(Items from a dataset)
..........
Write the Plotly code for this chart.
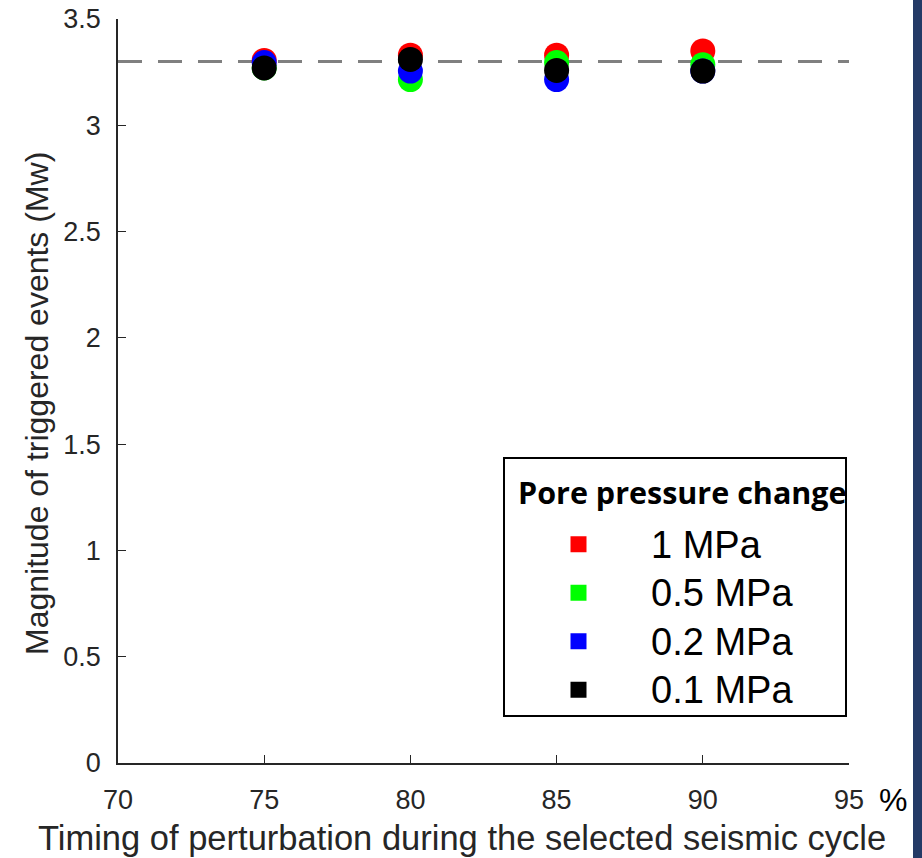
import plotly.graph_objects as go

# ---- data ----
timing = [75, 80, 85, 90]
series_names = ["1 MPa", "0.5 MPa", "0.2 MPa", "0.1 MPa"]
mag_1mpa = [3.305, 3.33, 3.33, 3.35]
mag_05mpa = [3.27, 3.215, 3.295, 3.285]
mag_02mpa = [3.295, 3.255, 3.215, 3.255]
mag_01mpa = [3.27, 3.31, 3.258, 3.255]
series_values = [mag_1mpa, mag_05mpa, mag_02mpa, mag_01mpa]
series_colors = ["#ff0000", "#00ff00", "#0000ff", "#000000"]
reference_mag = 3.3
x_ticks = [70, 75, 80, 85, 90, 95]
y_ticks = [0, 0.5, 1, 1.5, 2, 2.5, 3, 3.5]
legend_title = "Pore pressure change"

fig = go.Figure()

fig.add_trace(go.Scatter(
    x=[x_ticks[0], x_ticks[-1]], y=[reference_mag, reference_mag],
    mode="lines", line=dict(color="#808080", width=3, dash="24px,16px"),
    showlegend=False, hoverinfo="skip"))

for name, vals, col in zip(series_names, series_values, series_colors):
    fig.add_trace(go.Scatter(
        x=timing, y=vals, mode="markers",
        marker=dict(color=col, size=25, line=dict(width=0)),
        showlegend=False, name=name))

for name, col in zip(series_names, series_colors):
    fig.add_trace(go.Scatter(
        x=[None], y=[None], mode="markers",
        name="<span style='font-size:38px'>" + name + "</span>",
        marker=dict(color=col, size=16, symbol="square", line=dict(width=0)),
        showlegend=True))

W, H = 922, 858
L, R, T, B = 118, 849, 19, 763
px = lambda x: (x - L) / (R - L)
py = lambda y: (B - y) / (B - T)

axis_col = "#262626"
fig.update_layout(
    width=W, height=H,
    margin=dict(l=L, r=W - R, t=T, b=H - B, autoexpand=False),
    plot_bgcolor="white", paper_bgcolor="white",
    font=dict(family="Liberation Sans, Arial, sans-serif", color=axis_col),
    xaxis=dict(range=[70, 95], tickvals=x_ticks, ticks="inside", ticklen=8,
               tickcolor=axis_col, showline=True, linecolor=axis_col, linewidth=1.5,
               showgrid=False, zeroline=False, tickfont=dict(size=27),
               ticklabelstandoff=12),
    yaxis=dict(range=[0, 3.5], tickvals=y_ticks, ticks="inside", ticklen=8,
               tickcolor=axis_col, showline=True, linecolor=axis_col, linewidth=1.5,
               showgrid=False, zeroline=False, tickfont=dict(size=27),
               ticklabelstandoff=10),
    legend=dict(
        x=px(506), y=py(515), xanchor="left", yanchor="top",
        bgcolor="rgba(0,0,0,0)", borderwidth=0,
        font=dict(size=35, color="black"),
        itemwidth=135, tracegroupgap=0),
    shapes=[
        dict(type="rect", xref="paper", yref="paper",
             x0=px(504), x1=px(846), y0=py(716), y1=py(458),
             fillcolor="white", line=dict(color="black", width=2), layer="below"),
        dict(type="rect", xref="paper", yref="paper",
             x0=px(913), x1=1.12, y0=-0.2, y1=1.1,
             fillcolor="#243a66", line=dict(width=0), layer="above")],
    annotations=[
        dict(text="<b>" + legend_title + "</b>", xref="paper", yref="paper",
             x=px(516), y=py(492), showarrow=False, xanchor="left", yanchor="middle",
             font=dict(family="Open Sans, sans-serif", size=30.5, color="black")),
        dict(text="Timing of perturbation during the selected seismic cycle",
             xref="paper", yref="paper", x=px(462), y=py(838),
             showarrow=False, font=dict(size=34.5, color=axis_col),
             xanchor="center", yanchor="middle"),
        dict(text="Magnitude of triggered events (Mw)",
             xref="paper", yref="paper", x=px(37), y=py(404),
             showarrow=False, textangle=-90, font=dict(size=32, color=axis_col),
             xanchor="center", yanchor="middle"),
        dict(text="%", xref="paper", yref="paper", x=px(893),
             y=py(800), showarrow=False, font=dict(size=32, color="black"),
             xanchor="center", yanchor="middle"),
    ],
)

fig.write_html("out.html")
..........
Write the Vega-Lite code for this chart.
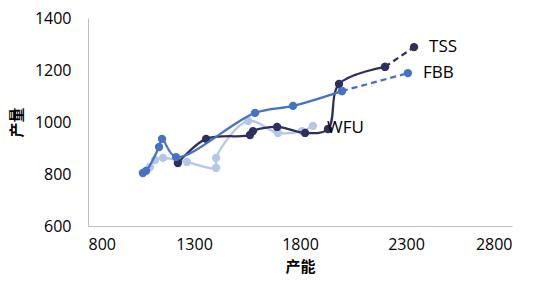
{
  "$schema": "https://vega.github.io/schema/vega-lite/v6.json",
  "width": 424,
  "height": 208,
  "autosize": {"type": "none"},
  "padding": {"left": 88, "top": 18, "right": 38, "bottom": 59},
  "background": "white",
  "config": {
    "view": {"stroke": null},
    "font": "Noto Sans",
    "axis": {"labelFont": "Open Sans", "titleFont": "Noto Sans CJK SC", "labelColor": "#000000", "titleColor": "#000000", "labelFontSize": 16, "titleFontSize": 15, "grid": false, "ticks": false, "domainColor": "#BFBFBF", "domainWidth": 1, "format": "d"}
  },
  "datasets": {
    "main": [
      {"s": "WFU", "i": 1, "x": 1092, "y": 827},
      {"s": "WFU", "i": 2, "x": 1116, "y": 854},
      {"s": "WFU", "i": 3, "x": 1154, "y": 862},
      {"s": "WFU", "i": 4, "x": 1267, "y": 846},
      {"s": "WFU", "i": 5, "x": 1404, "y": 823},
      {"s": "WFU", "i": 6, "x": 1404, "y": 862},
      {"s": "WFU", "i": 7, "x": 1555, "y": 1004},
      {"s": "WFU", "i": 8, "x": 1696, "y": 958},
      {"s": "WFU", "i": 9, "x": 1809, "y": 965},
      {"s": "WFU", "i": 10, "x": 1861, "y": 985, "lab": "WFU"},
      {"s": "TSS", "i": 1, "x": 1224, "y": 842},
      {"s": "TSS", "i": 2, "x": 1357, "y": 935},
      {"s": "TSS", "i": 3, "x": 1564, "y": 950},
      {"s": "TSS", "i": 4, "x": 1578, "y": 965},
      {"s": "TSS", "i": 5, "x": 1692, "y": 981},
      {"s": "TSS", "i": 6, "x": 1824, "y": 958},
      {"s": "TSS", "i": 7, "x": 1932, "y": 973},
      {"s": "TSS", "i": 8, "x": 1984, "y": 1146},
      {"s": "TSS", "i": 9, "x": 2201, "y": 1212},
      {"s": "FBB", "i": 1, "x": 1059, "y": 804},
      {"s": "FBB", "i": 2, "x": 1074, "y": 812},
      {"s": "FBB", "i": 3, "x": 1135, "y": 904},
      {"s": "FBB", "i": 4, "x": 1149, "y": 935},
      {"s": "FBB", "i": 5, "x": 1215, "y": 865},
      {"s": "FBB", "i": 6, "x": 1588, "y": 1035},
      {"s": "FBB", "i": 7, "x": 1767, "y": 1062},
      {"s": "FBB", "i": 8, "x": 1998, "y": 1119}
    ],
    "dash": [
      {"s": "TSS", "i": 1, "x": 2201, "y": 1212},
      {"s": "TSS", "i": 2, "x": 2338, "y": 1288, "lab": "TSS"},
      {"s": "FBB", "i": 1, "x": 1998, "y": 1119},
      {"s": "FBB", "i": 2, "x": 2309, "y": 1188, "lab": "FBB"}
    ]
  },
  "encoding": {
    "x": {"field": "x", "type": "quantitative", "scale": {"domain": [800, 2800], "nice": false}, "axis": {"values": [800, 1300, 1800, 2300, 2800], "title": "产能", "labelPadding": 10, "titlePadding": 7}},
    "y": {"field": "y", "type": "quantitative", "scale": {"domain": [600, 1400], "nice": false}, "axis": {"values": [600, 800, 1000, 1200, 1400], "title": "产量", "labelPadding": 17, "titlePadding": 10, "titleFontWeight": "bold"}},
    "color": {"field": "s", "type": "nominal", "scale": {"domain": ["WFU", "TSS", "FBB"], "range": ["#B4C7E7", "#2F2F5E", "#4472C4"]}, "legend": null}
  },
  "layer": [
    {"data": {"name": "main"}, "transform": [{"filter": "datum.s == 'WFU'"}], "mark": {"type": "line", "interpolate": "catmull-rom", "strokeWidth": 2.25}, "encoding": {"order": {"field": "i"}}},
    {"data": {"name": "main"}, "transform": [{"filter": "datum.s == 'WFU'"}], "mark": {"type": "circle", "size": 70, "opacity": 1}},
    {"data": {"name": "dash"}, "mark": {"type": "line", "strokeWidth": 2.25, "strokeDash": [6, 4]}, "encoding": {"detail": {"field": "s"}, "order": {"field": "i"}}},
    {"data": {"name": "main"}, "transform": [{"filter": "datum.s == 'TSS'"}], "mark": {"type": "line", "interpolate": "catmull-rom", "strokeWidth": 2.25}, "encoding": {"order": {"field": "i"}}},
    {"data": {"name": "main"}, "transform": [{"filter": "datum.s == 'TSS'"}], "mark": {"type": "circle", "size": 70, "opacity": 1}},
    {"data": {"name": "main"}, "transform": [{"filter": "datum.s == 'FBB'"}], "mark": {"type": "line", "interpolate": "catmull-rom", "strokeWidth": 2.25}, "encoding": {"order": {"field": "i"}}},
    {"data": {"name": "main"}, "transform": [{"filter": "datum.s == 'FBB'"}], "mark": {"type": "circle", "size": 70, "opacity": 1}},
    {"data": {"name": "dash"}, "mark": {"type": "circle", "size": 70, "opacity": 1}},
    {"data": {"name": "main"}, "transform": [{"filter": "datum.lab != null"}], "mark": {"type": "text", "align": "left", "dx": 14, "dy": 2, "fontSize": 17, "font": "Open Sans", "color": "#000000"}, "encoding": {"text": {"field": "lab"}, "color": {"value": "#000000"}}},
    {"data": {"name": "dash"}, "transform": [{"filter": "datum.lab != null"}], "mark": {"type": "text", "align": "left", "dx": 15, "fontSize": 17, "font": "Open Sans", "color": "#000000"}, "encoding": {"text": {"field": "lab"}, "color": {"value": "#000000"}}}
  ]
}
..........
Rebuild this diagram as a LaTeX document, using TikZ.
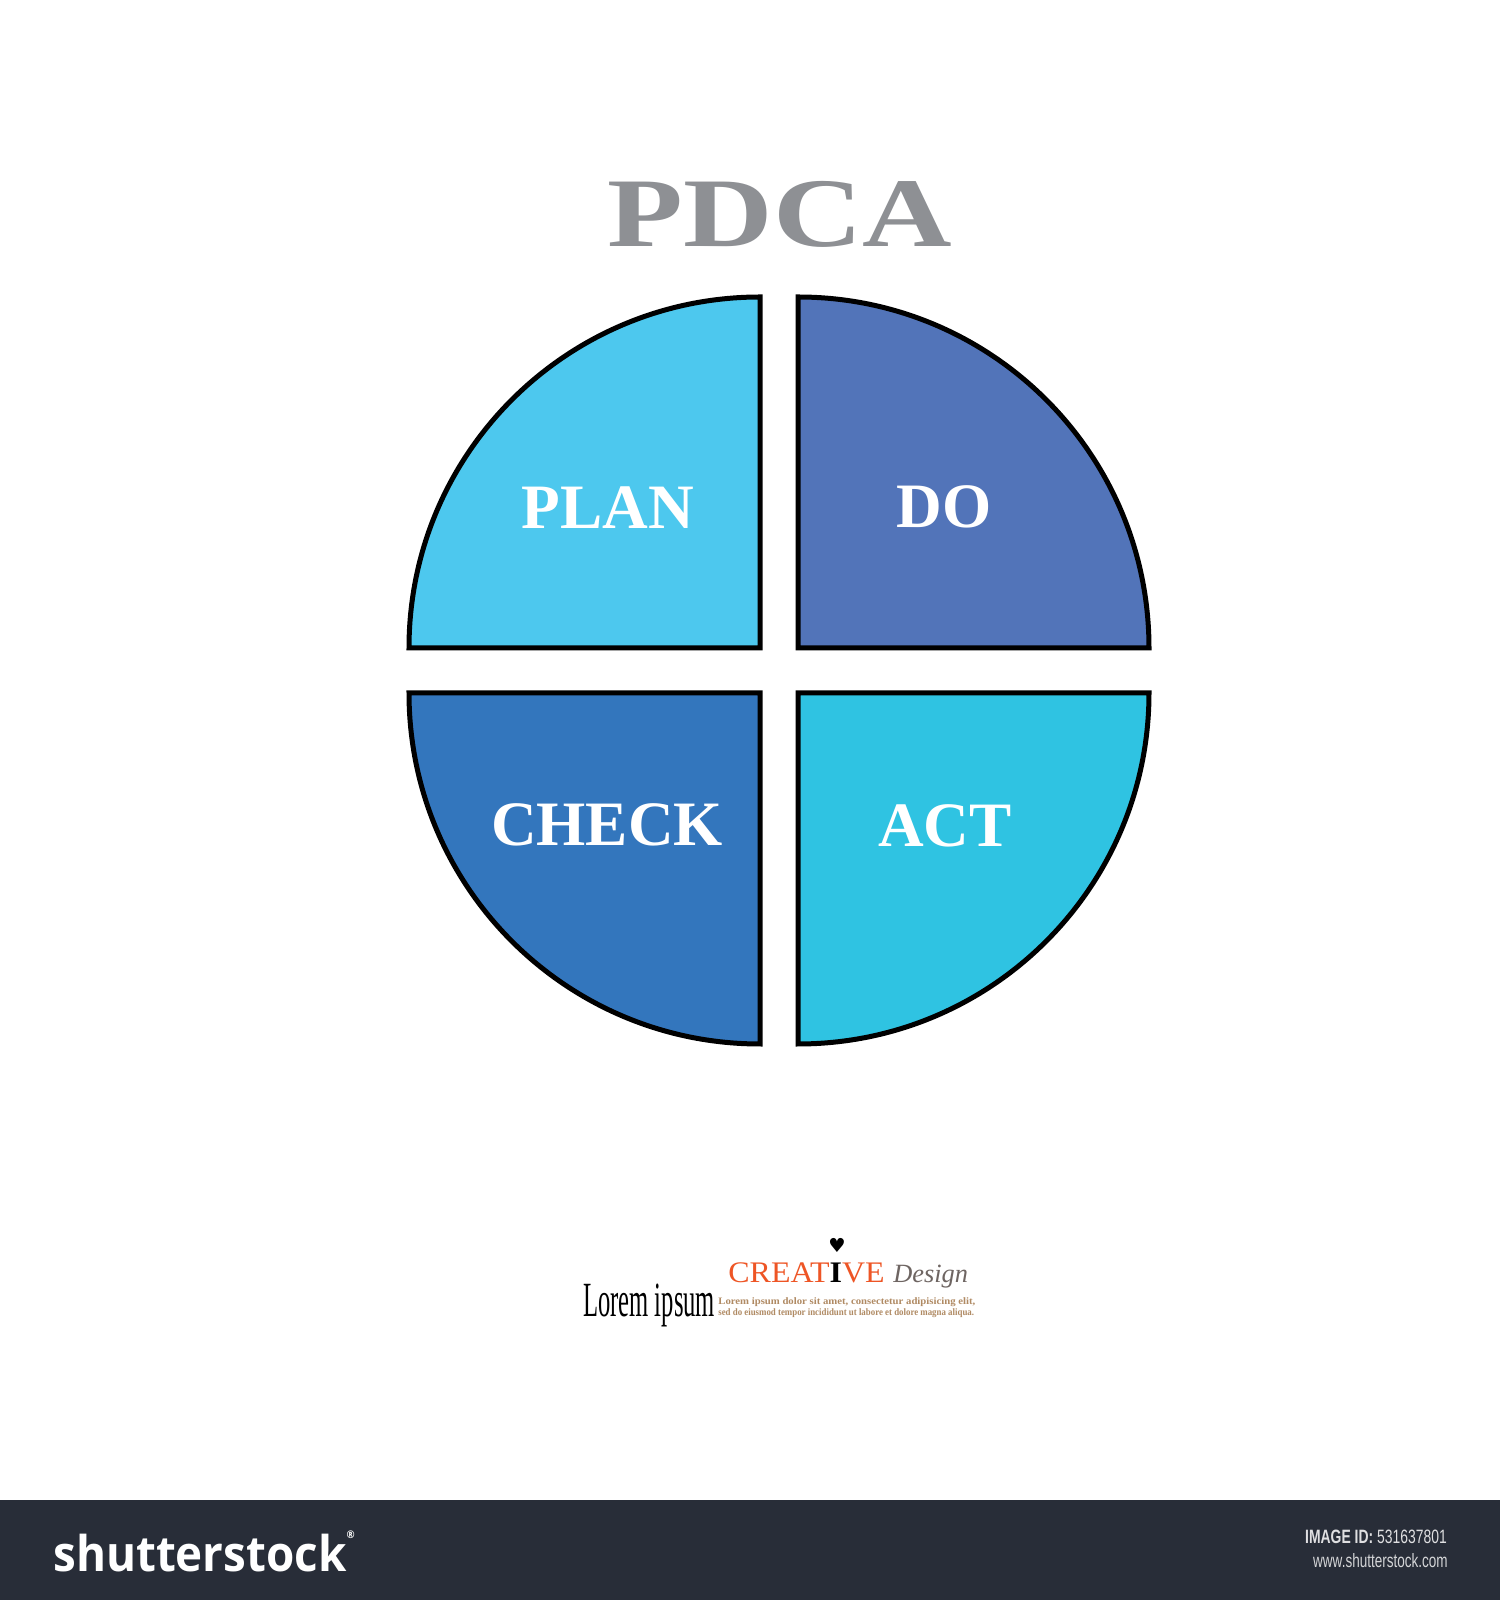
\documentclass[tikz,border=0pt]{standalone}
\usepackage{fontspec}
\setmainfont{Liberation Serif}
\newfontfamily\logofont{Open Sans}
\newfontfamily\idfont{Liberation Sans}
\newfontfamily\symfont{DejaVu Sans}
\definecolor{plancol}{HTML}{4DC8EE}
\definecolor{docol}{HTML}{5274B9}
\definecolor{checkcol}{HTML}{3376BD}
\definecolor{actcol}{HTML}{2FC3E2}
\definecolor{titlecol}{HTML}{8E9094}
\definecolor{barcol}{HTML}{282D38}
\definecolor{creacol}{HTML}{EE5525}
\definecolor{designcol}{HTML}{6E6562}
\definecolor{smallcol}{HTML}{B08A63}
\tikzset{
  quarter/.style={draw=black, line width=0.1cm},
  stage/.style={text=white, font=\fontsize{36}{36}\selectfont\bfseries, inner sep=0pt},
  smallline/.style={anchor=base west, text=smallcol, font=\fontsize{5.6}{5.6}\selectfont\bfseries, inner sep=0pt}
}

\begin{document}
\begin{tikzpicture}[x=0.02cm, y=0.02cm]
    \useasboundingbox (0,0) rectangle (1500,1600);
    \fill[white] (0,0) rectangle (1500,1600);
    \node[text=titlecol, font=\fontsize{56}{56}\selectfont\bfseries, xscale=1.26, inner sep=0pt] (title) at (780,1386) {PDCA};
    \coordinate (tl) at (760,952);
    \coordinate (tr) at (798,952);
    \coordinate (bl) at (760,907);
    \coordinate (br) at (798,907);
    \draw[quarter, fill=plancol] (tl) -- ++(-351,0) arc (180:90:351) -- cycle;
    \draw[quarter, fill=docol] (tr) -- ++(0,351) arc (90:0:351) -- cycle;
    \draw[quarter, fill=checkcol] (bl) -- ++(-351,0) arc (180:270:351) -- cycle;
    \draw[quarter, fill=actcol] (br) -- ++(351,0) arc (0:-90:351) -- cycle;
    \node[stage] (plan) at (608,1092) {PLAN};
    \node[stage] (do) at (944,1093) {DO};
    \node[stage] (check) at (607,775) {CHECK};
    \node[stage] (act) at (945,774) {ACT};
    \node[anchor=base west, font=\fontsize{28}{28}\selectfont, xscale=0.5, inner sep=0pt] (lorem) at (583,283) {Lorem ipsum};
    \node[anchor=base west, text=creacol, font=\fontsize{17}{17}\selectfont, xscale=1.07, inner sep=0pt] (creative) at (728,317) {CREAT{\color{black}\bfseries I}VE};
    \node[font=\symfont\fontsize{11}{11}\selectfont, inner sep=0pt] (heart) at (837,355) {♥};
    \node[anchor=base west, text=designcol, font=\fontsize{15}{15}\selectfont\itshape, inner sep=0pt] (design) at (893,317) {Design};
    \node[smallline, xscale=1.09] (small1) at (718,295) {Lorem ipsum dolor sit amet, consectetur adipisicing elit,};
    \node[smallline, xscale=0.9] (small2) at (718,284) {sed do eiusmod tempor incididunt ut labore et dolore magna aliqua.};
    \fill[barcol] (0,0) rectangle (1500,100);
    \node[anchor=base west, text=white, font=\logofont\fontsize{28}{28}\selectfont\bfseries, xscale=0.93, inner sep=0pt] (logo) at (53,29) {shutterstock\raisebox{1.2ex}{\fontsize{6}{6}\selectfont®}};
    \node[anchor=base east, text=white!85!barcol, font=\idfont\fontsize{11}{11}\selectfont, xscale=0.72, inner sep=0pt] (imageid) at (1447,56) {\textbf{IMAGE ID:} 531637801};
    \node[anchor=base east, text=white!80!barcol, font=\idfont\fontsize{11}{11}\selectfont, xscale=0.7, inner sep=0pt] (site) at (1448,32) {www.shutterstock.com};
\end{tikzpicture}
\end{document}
..........
■ Task statement: What's needed is an exact copy of the records above from the line containing "Write the Plotly code for this chart." down to the line containing "fig = go.Figure()", both included, without any pictures.

■ Output of the exercise:
Write the Plotly code for this chart.
import plotly.graph_objects as go

# ---- data ----
timing = [75, 80, 85, 90]
series_names = ["1 MPa", "0.5 MPa", "0.2 MPa", "0.1 MPa"]
mag_1mpa = [3.305, 3.33, 3.33, 3.35]
mag_05mpa = [3.27, 3.215, 3.295, 3.285]
mag_02mpa = [3.295, 3.255, 3.215, 3.255]
mag_01mpa = [3.27, 3.31, 3.258, 3.255]
series_values = [mag_1mpa, mag_05mpa, mag_02mpa, mag_01mpa]
series_colors = ["#ff0000", "#00ff00", "#0000ff", "#000000"]
reference_mag = 3.3
x_ticks = [70, 75, 80, 85, 90, 95]
y_ticks = [0, 0.5, 1, 1.5, 2, 2.5, 3, 3.5]
legend_title = "Pore pressure change"

fig = go.Figure()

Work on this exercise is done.